Chasing this liminal space is the ultimate creative payoff for him. “Nothing else comes close to the feeling when you’re actively making something. The sooner I can get back to that state, the better. Whatever you make, however it sounds, whilst you’re in that state it has inherent value.” Drummer Wells provides the counterpoint. “I’m the exact opposite,” he says. “I’m terrible with spontaneity!”
Ball says writing a song usually begins with Clewlow laying down a drum machine and bass part. Wells says his role is “arranger”. “I’ll come in and write a B section then we’ll work out a structure, so we can put those parts together.” Then they will all throw different ideas into the mix, including collaging scraps of other, unfinished songs, into one megasong. It can take months of tracking individual songs with little ideas which can or get dropped right up to the mixing stage.

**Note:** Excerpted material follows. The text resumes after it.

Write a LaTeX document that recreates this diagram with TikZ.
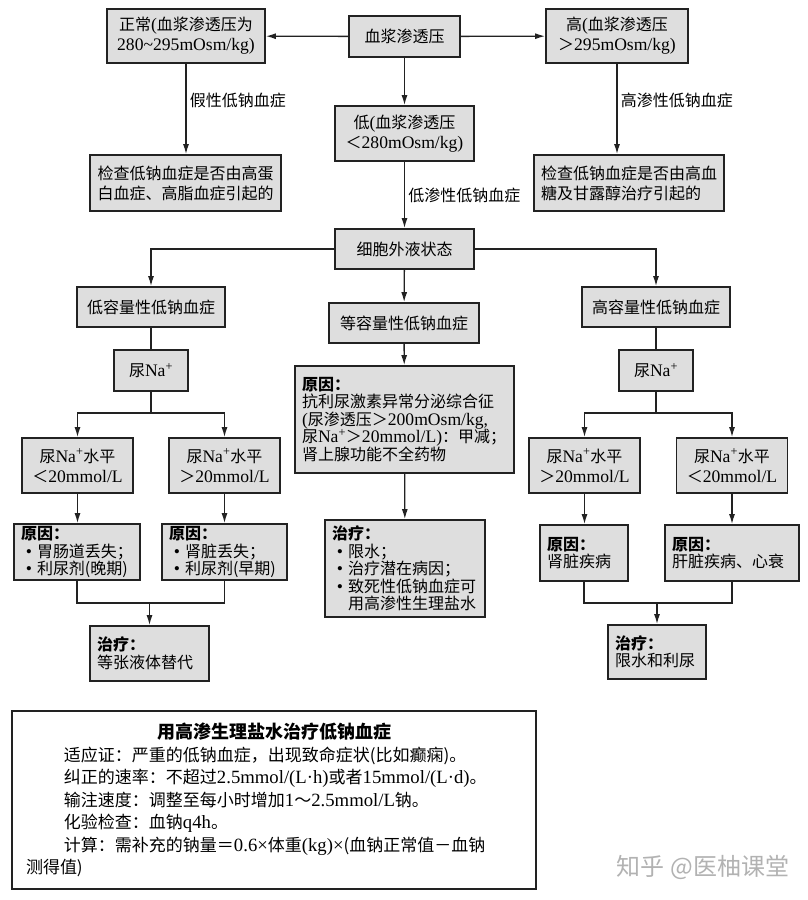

This unique approach has led to their excellent debut Punch Card, out in September, being self-produced. “Nobody had a tweak or play. It was handled by three people and they’re all in the band,” says Ball. “This classic idea of a band goes into the recording studio with a producer and comes out with a finished product, that doesn’t work for us,” Clewlow adds. “I never decided that I wanted to be a songwriter,” says Clewlow. “Ultimately, I wanted to emulate things that made me feel good and use that as a vehicle of expression.” This doggedly unique approach is what makes Formal Sppeedwear stand out from the fray. Zig-a-zig-ah, indeed.
Formal Sppeedwear’s Punch Card is out September 11 via Melodic.